[Start]

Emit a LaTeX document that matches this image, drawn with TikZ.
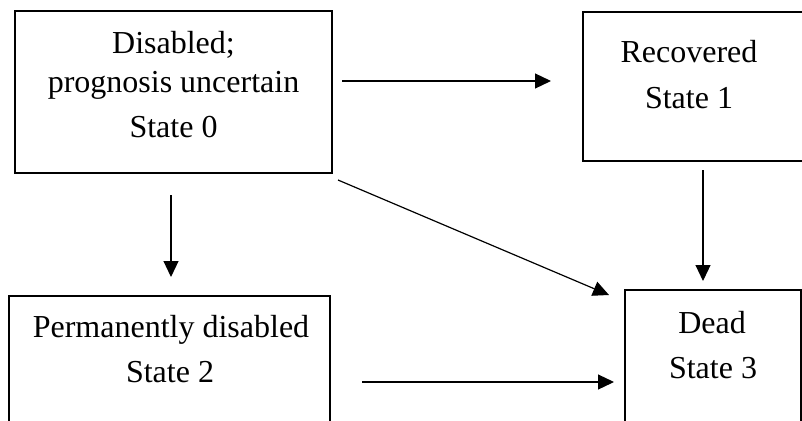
\documentclass[tikz,border=0pt]{standalone}
\usepackage{fontspec}
\setmainfont{Liberation Serif}
\usetikzlibrary{arrows.meta}
\begin{document}
\begin{tikzpicture}[x=1pt,y=-1pt,
  statebox/.style={draw=black,line width=2.2pt,rectangle,inner sep=0pt},
  lbl/.style={anchor=base,inner sep=0pt,font=\fontsize{32}{38}\selectfont},
  conn/.style={line width=1.2pt,-{Triangle[length=16pt,width=15pt]}}]
\useasboundingbox (0,0) rectangle (802,420);
\clip (0,0) rectangle (802,420);
% boxes
\node[statebox,minimum width=317pt,minimum height=162pt] (s0) at (173.5,92) {};
\node[statebox,minimum width=232pt,minimum height=149pt] (s1) at (699,86.5) {};
\node[statebox,minimum width=321pt,minimum height=140pt] (s2) at (169.5,366) {};
\node[statebox,minimum width=176pt,minimum height=150pt] (s3) at (713,365) {};
% texts
\node[lbl] (t0a) at (173.5,53) {Disabled;};
\node[lbl] (t0b) at (173.5,92) {prognosis uncertain};
\node[lbl] (t0c) at (173.5,137) {State 0};
\node[lbl] (t1a) at (689,63) {Recovered};
\node[lbl] (t1b) at (689,108) {State 1};
\node[lbl] (t2a) at (171,337) {Permanently disabled};
\node[lbl] (t2b) at (170,382) {State 2};
\node[lbl] (t3a) at (712,333) {Dead};
\node[lbl] (t3b) at (713,378) {State 3};
% connector end points
\coordinate (a01s) at (342,81);
\coordinate (a01e) at (551,81);
\coordinate (a02s) at (171,195);
\coordinate (a02e) at (171,277);
\coordinate (a03s) at (338,180);
\coordinate (a03e) at (609,295);
\coordinate (a13s) at (703,170);
\coordinate (a13e) at (703,281);
\coordinate (a23s) at (362,382);
\coordinate (a23e) at (614,382);
% connectors
\draw[conn] (a01s) -- (a01e);
\draw[conn] (a02s) -- (a02e);
\draw[conn] (a03s) -- (a03e);
\draw[conn] (a13s) -- (a13e);
\draw[conn] (a23s) -- (a23e);
\end{tikzpicture}
\end{document}
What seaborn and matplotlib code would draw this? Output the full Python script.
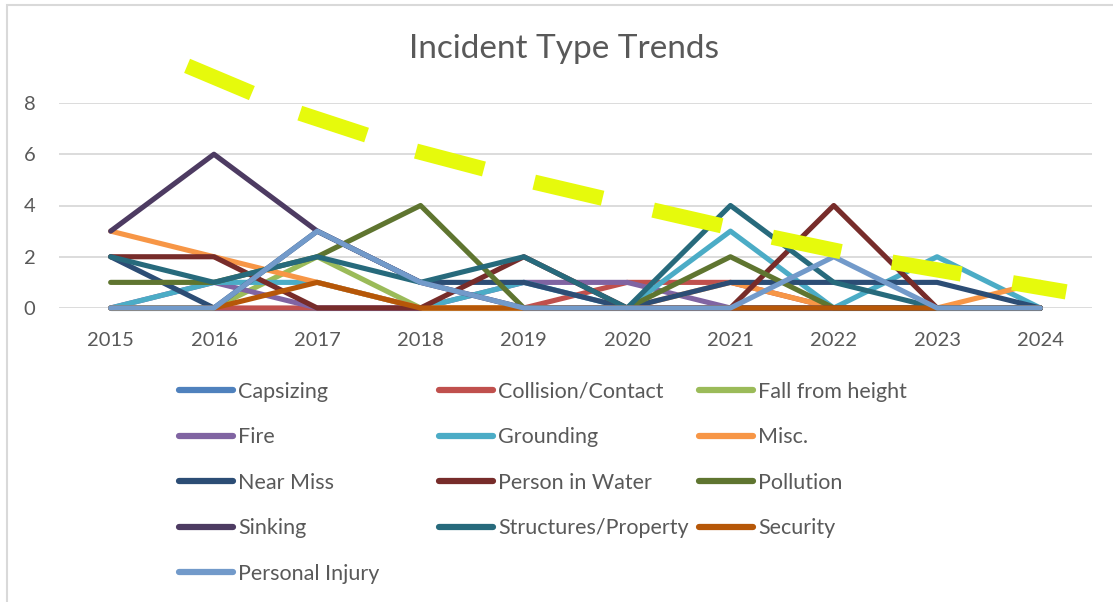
import numpy as np
import pandas as pd
import matplotlib
matplotlib.use("Agg")
import matplotlib.pyplot as plt
import matplotlib.patches as mpatches
import seaborn as sns

years = [2015, 2016, 2017, 2018, 2019, 2020, 2021, 2022, 2023, 2024]

capsizing = [0, 0, 0, 0, 0, 0, 0, 0, 0, 0]
collision = [0, 0, 0, 0, 0, 1, 1, 0, 0, 0]
fall_height = [0, 0, 2, 0, 0, 0, 0, 0, 0, 0]
fire = [0, 1, 0, 0, 1, 1, 0, 0, 0, 0]
grounding = [0, 1, 1, 0, 1, 0, 3, 0, 2, 0]
misc = [3, 2, 1, 0, 0, 0, 1, 0, 0, 1]
near_miss = [2, 0, 3, 1, 1, 0, 1, 1, 1, 0]
person_water = [2, 2, 0, 0, 2, 0, 0, 4, 0, 0]
pollution = [1, 1, 2, 4, 0, 0, 2, 0, 0, 0]
sinking = [3, 6, 3, 1, 0, 0, 0, 0, 0, 0]
structures = [2, 1, 2, 1, 2, 0, 4, 1, 0, 0]
security = [0, 0, 1, 0, 0, 0, 0, 0, 0, 0]
personal_injury = [0, 0, 3, 1, 0, 0, 0, 2, 0, 0]

series_names = ["Capsizing", "Collision/Contact", "Fall from height", "Fire",
                "Grounding", "Misc.", "Near Miss", "Person in Water", "Pollution",
                "Sinking", "Structures/Property", "Security", "Personal Injury"]
series_values = [capsizing, collision, fall_height, fire, grounding, misc,
                 near_miss, person_water, pollution, sinking, structures,
                 security, personal_injury]
colors = ["#4F81BD", "#C0504D", "#9BBB59", "#8064A2", "#4BACC6", "#F79646",
          "#2C4D75", "#772C2A", "#5F7530", "#4D3B62", "#276A7C", "#B65708",
          "#729ACA"]

# trend line (dashed yellow)
trend_x = [2015.74, 2016.82, 2017.93, 2019.08, 2020.22, 2021.36, 2022.52, 2023.68, 2024.25]
trend_y = [9.45, 7.62, 6.15, 4.93, 3.85, 2.80, 1.82, 1.02, 0.63]

rows = []
for name, vals in zip(series_names, series_values):
    for y, v in zip(years, vals):
        rows.append({"Year": y, "Type": name, "Count": v})
df = pd.DataFrame(rows)

sns.set_style("white")
plt.rcParams["font.family"] = ["Lato", "DejaVu Sans"]
txt = "#595959"

fig = plt.figure(figsize=(11.13, 6.02), dpi=100)
ax = fig.add_axes([59 / 1113, 1 - 308 / 602, (1092 - 59) / 1113, (308 - 103) / 602])

sns.lineplot(data=df, x="Year", y="Count", hue="Type",
             hue_order=series_names, palette=colors, linewidth=3.7,
             ax=ax, legend=False,
             solid_capstyle="round", solid_joinstyle="round")
for ln in ax.lines:
    ln.set_clip_on(False)

sns.lineplot(x=trend_x, y=trend_y, color="#E6FA0C", linewidth=11,
             ax=ax, legend=False, sort=False)
tl = ax.lines[-1]
tl.set_clip_on(False)
tl.set_dashes([4.6, 3.4])
tl.set_dash_capstyle("butt")

ax.set_xlim(2014.5, 2024.5)
ax.set_ylim(0, 8)
ax.set_xticks(years)
ax.set_yticks([0, 2, 4, 6, 8])
ax.yaxis.grid(True, color="#D9D9D9", linewidth=1.3)
ax.set_axisbelow(True)
for s in ax.spines.values():
    s.set_visible(False)
ax.tick_params(axis="both", length=0, labelsize=14.5, colors=txt)
ax.tick_params(axis="x", pad=17)
ax.tick_params(axis="y", pad=17)
ax.set_xlabel("")
ax.set_ylabel("")

fig.text(564 / 1113, 1 - 49 / 602, "Incident Type Trends", ha="center", va="center",
         fontsize=24, color=txt)

# chart border (partly outside the picture)
fig.patches.append(mpatches.Rectangle((7 / 1113, -0.2), 2, 1 - 5 / 602 + 0.2,
                                      transform=fig.transFigure, fill=False,
                                      edgecolor="#D9D9D9", linewidth=1.5))

# legend in three columns, rows filled left to right
handles = [plt.Line2D([], [], color=c, linewidth=4.5, solid_capstyle="round")
           for c in colors]
col_x = [179, 439, 699]
for ci in range(3):
    idx = list(range(ci, len(series_names), 3))
    fig.legend([handles[i] for i in idx], [series_names[i] for i in idx],
               loc="upper left", bbox_to_anchor=(col_x[ci] / 1113, 1 - 382 / 602),
               frameon=False, fontsize=15.5, labelcolor=txt, handlelength=2.5,
               handletextpad=0.25, labelspacing=1.18, borderpad=0,
               borderaxespad=0)

fig.savefig("out.png", dpi=100)
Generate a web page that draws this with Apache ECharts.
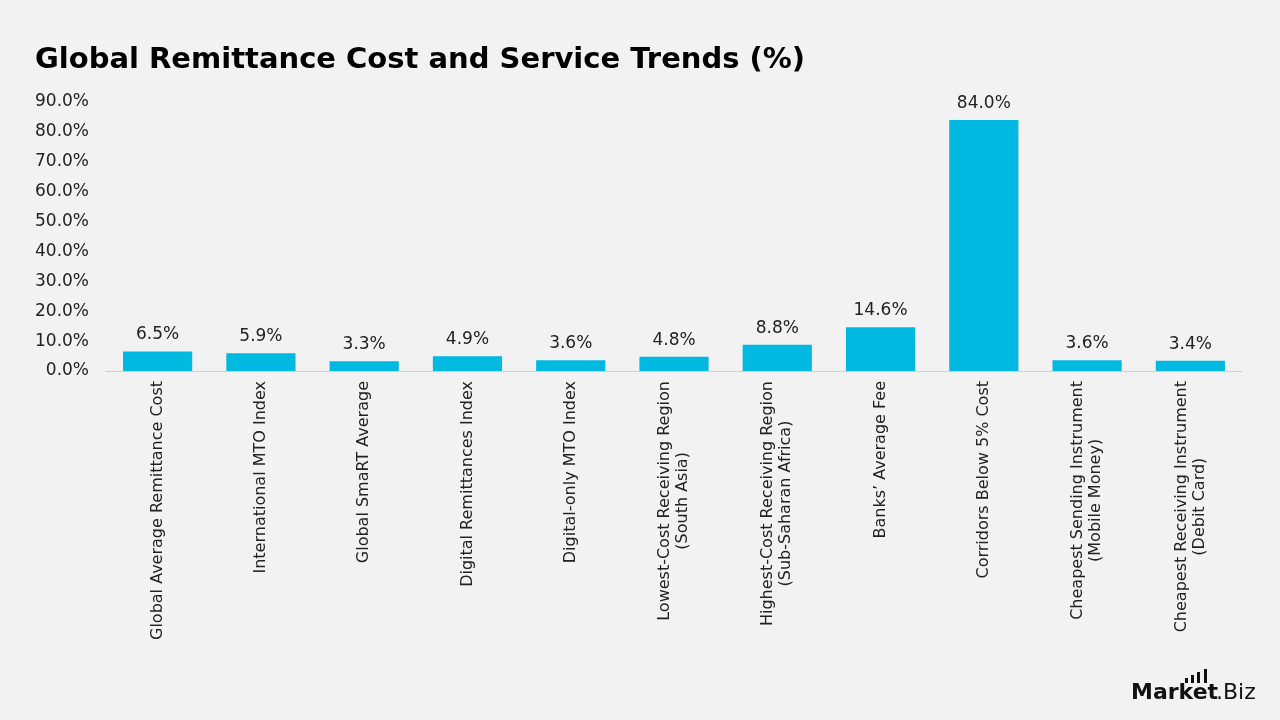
<!DOCTYPE html>
<html>
<head>
<meta charset="utf-8">
<script src="https://cdn.jsdelivr.net/npm/echarts@6/dist/echarts.min.js"></script>
<style>
  html, body { margin: 0; padding: 0; background: #f2f2f2; }
  #chart { width: 1280px; height: 720px; }
</style>
</head>
<body>
<div id="chart"></div>
<script>
// chart data
var categories = [
  'Global Average Remittance Cost',
  'International MTO Index',
  'Global SmaRT Average',
  'Digital Remittances Index',
  'Digital-only MTO Index',
  'Lowest-Cost Receiving Region\n(South Asia)',
  'Highest-Cost Receiving Region\n(Sub-Saharan Africa)',
  'Banks\u2019 Average Fee',
  'Corridors Below 5% Cost',
  'Cheapest Sending Instrument\n(Mobile Money)',
  'Cheapest Receiving Instrument\n(Debit Card)'
];
var values = [6.5, 5.9, 3.3, 4.9, 3.6, 4.8, 8.8, 14.6, 84.0, 3.6, 3.4];

var fontName = '"DejaVu Sans", sans-serif';

var chart = echarts.init(document.getElementById('chart'));

chart.setOption({
  backgroundColor: '#f2f2f2',
  animation: false,
  title: {
    text: 'Global Remittance Cost and Service Trends (%)',
    left: 30,
    top: 41,
    textStyle: { fontFamily: fontName, fontSize: 29, fontWeight: 'bold', color: '#000' }
  },
  grid: { left: 106, right: 38, top: 102, bottom: 349, containLabel: false },
  xAxis: {
    type: 'category',
    data: categories,
    axisLine: { lineStyle: { color: '#d0d0d0' } },
    axisTick: { show: false },
    axisLabel: {
      rotate: 90,
      interval: 0,
      margin: 10,
      color: '#222',
      fontFamily: fontName,
      fontSize: 16,
      lineHeight: 18,
      formatter: function (v) {
        return v.split('\n').map(function (s) { return '{c|' + s + '}'; }).join('\n');
      },
      rich: { c: { align: 'center', fontFamily: fontName, fontSize: 16, color: '#222', lineHeight: 18 } }
    }
  },
  yAxis: {
    type: 'value',
    min: 0,
    max: 90,
    interval: 10,
    splitLine: { show: false },
    axisLine: { show: false },
    axisTick: { show: false },
    axisLabel: {
      margin: 17,
      color: '#222',
      fontFamily: fontName,
      fontSize: 17,
      formatter: function (v) { return v.toFixed(1) + '%'; }
    }
  },
  series: [{
    type: 'bar',
    data: values,
    barWidth: '67%',
    itemStyle: { color: '#00b9e0' },
    label: {
      show: true,
      position: 'top',
      distance: 8,
      color: '#222',
      fontFamily: fontName,
      fontSize: 17,
      formatter: function (p) { return p.value.toFixed(1) + '%'; }
    }
  }],
  graphic: [
    {
      type: 'text',
      left: 1131,
      top: 682,
      style: { text: 'Market', fill: '#111', font: 'bold 22px ' + fontName }
    },
    {
      type: 'text',
      left: 1216,
      top: 682,
      style: { text: '.Biz', fill: '#111', font: '22px ' + fontName }
    },
    { type: 'rect', left: 1185, top: 678, shape: { width: 3, height: 5 }, style: { fill: '#111' } },
    { type: 'rect', left: 1191, top: 675, shape: { width: 3, height: 8 }, style: { fill: '#111' } },
    { type: 'rect', left: 1197, top: 672, shape: { width: 3, height: 11 }, style: { fill: '#111' } },
    { type: 'rect', left: 1204, top: 669, shape: { width: 3, height: 14 }, style: { fill: '#111' } }
  ]
});
</script>
</body>
</html>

[End]

WHAT YOU HAVE TO DO
Find the string "that" in the records, then copy each line where it occurs.

FULL RESPONSE
Emit a LaTeX document that matches this image, drawn with TikZ.
Generate a web page that draws this with Apache ECharts.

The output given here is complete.